* [Written exercise] Please write out the lines of the data exactly, beginning with the first and ending with the line containing "chikugo_m = [-113, -63, -32, -79]"; leave the pictures behind.

* [Supplied information]
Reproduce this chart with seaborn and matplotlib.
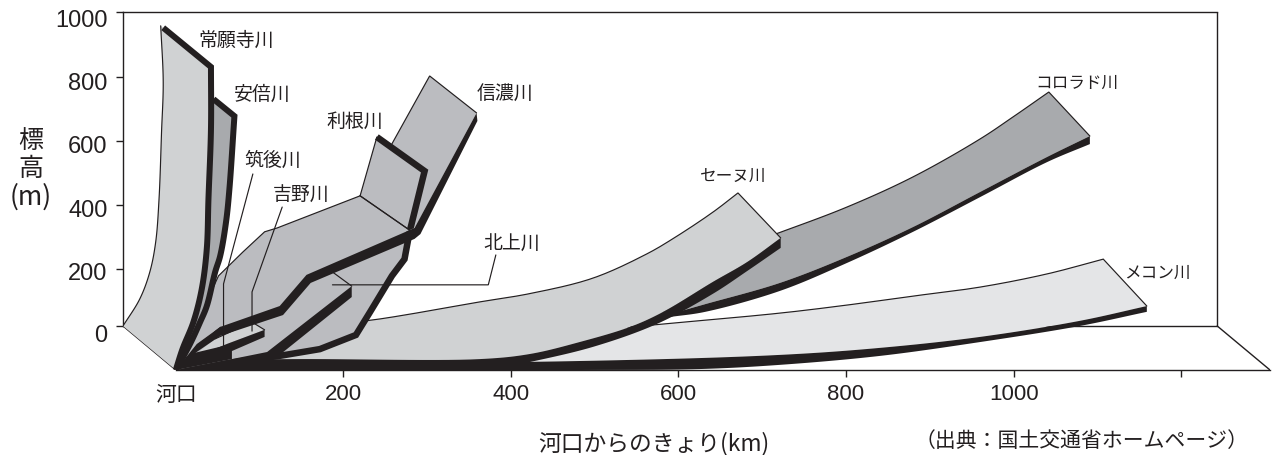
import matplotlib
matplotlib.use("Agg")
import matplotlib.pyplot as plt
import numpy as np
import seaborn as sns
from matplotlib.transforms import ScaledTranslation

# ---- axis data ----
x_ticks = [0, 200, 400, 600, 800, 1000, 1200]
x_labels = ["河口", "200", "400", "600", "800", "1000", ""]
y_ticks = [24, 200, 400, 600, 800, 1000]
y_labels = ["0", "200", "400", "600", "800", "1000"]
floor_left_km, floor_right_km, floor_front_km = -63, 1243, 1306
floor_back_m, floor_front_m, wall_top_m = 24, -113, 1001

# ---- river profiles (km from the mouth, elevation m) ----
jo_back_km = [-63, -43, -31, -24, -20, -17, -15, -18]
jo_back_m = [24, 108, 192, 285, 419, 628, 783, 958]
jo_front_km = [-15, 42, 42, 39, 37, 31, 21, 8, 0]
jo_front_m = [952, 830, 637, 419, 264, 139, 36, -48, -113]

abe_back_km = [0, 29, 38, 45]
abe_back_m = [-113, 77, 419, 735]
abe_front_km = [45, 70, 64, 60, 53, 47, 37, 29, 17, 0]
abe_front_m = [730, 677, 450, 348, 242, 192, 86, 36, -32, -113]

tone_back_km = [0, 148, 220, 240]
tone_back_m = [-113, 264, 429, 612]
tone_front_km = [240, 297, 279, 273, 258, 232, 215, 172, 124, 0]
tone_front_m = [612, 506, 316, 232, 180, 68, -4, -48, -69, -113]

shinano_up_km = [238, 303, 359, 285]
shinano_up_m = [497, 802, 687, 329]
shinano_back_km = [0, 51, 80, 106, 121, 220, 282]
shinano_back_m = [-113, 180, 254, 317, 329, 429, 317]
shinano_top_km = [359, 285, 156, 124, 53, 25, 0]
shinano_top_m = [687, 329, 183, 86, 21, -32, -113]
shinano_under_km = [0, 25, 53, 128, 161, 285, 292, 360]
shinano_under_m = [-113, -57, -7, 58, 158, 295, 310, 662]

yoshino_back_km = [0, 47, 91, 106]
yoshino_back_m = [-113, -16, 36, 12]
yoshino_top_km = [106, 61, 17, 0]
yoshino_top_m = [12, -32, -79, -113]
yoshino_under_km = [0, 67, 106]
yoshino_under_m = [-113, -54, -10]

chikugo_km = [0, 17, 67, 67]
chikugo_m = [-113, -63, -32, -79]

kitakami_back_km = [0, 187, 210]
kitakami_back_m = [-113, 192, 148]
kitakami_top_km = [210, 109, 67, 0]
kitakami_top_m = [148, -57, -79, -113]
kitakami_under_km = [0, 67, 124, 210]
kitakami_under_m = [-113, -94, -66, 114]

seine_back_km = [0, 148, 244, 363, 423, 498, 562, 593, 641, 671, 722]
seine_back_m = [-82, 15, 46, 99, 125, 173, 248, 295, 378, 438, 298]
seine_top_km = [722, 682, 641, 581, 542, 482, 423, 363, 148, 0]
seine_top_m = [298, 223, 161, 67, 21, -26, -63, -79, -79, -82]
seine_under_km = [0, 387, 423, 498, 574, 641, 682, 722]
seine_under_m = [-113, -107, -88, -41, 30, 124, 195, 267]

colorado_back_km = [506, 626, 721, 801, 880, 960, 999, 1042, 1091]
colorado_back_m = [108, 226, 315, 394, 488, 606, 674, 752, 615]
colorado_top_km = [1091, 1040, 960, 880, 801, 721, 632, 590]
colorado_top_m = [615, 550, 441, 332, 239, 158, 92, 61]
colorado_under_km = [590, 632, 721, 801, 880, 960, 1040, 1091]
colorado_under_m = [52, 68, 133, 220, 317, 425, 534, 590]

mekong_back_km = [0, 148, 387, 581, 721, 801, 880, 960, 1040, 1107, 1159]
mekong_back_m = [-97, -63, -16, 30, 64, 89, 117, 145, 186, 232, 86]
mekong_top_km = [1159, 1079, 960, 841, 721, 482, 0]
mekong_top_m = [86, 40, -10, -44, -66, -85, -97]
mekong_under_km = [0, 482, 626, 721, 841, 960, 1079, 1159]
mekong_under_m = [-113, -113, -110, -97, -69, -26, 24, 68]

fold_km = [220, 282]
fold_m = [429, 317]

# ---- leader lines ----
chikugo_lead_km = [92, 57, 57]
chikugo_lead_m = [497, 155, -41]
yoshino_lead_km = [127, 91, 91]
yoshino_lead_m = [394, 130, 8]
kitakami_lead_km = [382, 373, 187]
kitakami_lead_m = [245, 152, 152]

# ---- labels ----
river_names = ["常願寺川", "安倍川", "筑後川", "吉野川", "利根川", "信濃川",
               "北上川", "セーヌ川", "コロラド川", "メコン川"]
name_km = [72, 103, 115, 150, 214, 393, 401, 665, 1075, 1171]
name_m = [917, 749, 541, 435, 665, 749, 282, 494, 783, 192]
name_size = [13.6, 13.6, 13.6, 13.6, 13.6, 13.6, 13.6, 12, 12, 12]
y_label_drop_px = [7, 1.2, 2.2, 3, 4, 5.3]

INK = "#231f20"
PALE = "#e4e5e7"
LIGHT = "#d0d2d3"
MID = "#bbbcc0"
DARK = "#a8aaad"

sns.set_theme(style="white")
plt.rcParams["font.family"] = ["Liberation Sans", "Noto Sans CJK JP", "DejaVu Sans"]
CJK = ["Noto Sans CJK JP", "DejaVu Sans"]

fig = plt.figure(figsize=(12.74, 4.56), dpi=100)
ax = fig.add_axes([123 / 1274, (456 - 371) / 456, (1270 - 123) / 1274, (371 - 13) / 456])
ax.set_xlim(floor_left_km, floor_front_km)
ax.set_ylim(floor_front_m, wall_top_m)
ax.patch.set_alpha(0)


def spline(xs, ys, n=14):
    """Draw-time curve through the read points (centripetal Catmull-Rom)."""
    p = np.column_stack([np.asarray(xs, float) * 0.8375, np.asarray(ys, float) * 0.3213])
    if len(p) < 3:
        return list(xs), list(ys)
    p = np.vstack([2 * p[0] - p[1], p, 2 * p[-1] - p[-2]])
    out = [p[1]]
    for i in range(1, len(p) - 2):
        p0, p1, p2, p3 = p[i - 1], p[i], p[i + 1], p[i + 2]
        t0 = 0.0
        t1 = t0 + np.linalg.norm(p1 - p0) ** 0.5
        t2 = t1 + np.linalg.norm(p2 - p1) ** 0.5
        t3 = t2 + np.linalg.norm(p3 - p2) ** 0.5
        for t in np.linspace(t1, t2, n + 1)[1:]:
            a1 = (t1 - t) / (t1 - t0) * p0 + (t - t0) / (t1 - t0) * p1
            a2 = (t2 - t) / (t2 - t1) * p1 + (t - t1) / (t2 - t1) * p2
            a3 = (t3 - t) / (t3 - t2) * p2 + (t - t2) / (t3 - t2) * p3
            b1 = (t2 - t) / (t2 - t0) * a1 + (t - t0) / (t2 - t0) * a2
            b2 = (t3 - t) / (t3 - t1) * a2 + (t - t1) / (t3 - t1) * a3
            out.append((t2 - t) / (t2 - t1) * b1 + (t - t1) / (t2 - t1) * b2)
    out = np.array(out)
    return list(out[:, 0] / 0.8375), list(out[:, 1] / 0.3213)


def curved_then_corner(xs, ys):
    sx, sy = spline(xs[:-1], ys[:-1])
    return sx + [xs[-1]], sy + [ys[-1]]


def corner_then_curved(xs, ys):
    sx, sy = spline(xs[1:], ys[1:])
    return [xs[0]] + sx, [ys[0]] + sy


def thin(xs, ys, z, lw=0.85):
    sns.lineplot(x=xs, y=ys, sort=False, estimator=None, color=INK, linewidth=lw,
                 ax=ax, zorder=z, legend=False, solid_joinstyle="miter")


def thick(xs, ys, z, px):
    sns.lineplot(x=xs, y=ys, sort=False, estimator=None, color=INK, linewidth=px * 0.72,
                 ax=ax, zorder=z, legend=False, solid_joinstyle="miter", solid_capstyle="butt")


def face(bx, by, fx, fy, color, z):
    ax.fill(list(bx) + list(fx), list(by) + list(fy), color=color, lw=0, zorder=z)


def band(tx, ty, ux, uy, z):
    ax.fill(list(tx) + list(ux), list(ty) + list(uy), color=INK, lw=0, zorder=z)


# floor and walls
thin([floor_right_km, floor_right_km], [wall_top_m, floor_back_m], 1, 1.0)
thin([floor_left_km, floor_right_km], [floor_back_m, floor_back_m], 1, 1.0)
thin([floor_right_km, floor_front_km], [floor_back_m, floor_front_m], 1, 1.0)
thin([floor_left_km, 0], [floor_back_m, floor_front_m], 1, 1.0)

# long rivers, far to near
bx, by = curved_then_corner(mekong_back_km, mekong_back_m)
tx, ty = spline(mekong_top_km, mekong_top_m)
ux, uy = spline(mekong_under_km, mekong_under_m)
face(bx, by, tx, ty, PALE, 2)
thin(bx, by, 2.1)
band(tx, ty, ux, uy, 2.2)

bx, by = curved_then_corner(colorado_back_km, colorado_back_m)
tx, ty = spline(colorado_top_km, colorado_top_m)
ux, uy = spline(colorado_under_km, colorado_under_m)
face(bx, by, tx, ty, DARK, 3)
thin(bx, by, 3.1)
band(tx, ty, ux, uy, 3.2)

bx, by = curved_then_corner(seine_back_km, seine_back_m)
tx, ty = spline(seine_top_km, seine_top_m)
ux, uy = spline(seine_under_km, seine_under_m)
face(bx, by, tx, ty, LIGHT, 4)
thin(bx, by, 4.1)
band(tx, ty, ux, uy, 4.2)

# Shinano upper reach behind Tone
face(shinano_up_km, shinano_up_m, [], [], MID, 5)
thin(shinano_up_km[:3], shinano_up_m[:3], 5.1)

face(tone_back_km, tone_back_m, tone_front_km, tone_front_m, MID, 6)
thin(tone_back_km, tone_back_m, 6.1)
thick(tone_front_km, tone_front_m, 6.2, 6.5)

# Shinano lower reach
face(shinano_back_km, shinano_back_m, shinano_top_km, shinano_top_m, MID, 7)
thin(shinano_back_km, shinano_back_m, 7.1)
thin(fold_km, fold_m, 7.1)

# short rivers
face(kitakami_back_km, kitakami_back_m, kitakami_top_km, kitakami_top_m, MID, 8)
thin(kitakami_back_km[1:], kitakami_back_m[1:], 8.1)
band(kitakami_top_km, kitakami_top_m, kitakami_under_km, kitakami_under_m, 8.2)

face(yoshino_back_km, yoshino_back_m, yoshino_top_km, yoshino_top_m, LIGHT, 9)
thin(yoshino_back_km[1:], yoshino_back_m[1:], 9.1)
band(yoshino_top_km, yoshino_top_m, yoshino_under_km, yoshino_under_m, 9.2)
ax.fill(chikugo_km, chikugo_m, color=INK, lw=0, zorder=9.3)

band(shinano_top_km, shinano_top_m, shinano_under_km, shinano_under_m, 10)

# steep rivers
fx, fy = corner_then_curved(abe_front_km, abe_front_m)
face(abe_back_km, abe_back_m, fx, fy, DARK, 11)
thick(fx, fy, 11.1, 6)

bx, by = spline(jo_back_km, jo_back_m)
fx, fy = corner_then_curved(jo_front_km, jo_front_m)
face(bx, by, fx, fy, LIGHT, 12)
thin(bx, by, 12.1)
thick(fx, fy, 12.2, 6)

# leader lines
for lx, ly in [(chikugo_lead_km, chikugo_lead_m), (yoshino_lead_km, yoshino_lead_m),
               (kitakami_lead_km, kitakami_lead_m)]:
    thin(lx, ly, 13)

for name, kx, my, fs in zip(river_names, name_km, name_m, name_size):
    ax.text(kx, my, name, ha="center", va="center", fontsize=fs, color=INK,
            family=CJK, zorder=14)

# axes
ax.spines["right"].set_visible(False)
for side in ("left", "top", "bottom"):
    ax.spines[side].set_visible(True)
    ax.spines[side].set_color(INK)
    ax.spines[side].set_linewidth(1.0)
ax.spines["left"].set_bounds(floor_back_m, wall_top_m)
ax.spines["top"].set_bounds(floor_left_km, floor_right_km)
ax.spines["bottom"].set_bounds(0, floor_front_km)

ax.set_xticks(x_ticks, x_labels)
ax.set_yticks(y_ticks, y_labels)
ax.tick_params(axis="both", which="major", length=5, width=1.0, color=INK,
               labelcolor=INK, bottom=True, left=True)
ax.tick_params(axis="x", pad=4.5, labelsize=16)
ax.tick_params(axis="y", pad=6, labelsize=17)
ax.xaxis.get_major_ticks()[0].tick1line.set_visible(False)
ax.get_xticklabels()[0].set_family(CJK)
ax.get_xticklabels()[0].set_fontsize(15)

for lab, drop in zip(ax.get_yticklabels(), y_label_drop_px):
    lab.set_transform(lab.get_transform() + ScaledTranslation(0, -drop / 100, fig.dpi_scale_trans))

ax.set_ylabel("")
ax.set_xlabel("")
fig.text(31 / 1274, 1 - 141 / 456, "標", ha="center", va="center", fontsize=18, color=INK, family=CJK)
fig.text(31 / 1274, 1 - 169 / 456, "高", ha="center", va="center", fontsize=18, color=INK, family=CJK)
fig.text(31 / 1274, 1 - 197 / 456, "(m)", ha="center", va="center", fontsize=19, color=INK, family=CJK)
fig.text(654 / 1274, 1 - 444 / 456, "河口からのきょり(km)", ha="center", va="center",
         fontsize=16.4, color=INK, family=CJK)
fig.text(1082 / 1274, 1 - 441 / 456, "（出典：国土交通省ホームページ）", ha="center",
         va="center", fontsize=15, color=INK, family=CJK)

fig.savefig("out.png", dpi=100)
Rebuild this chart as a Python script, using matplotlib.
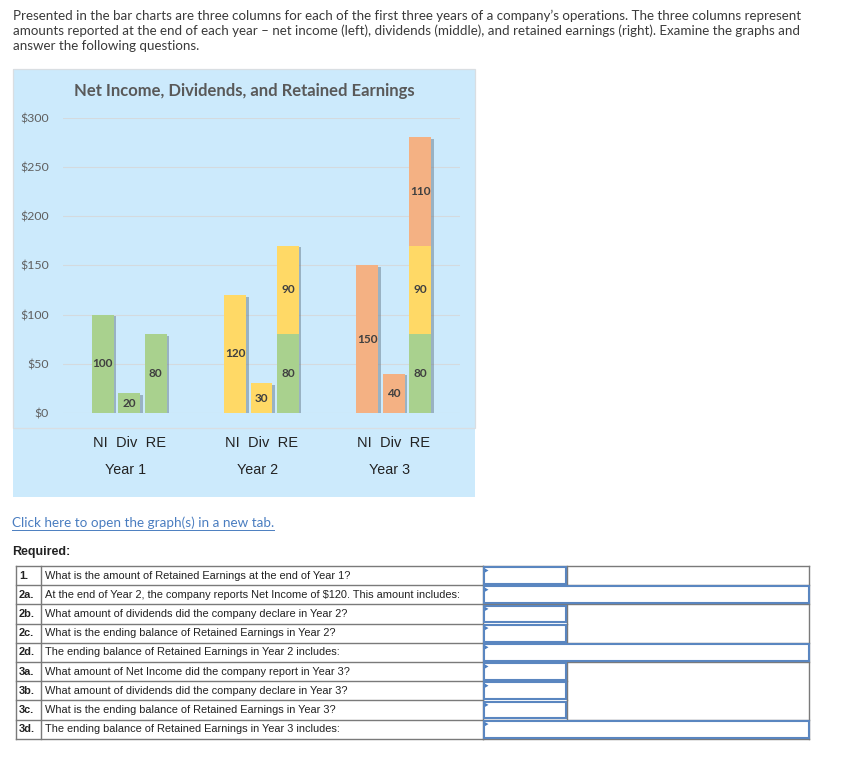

* [Solution]
Reproduce this chart with seaborn and matplotlib.
import matplotlib
matplotlib.use("Agg")
import matplotlib.pyplot as plt
import numpy as np
import seaborn as sns
from matplotlib.transforms import ScaledTranslation

# ---- axis data ----
x_ticks = [0, 200, 400, 600, 800, 1000, 1200]
x_labels = ["河口", "200", "400", "600", "800", "1000", ""]
y_ticks = [24, 200, 400, 600, 800, 1000]
y_labels = ["0", "200", "400", "600", "800", "1000"]
floor_left_km, floor_right_km, floor_front_km = -63, 1243, 1306
floor_back_m, floor_front_m, wall_top_m = 24, -113, 1001

# ---- river profiles (km from the mouth, elevation m) ----
jo_back_km = [-63, -43, -31, -24, -20, -17, -15, -18]
jo_back_m = [24, 108, 192, 285, 419, 628, 783, 958]
jo_front_km = [-15, 42, 42, 39, 37, 31, 21, 8, 0]
jo_front_m = [952, 830, 637, 419, 264, 139, 36, -48, -113]

abe_back_km = [0, 29, 38, 45]
abe_back_m = [-113, 77, 419, 735]
abe_front_km = [45, 70, 64, 60, 53, 47, 37, 29, 17, 0]
abe_front_m = [730, 677, 450, 348, 242, 192, 86, 36, -32, -113]

tone_back_km = [0, 148, 220, 240]
tone_back_m = [-113, 264, 429, 612]
tone_front_km = [240, 297, 279, 273, 258, 232, 215, 172, 124, 0]
tone_front_m = [612, 506, 316, 232, 180, 68, -4, -48, -69, -113]

shinano_up_km = [238, 303, 359, 285]
shinano_up_m = [497, 802, 687, 329]
shinano_back_km = [0, 51, 80, 106, 121, 220, 282]
shinano_back_m = [-113, 180, 254, 317, 329, 429, 317]
shinano_top_km = [359, 285, 156, 124, 53, 25, 0]
shinano_top_m = [687, 329, 183, 86, 21, -32, -113]
shinano_under_km = [0, 25, 53, 128, 161, 285, 292, 360]
shinano_under_m = [-113, -57, -7, 58, 158, 295, 310, 662]

yoshino_back_km = [0, 47, 91, 106]
yoshino_back_m = [-113, -16, 36, 12]
yoshino_top_km = [106, 61, 17, 0]
yoshino_top_m = [12, -32, -79, -113]
yoshino_under_km = [0, 67, 106]
yoshino_under_m = [-113, -54, -10]

chikugo_km = [0, 17, 67, 67]
chikugo_m = [-113, -63, -32, -79]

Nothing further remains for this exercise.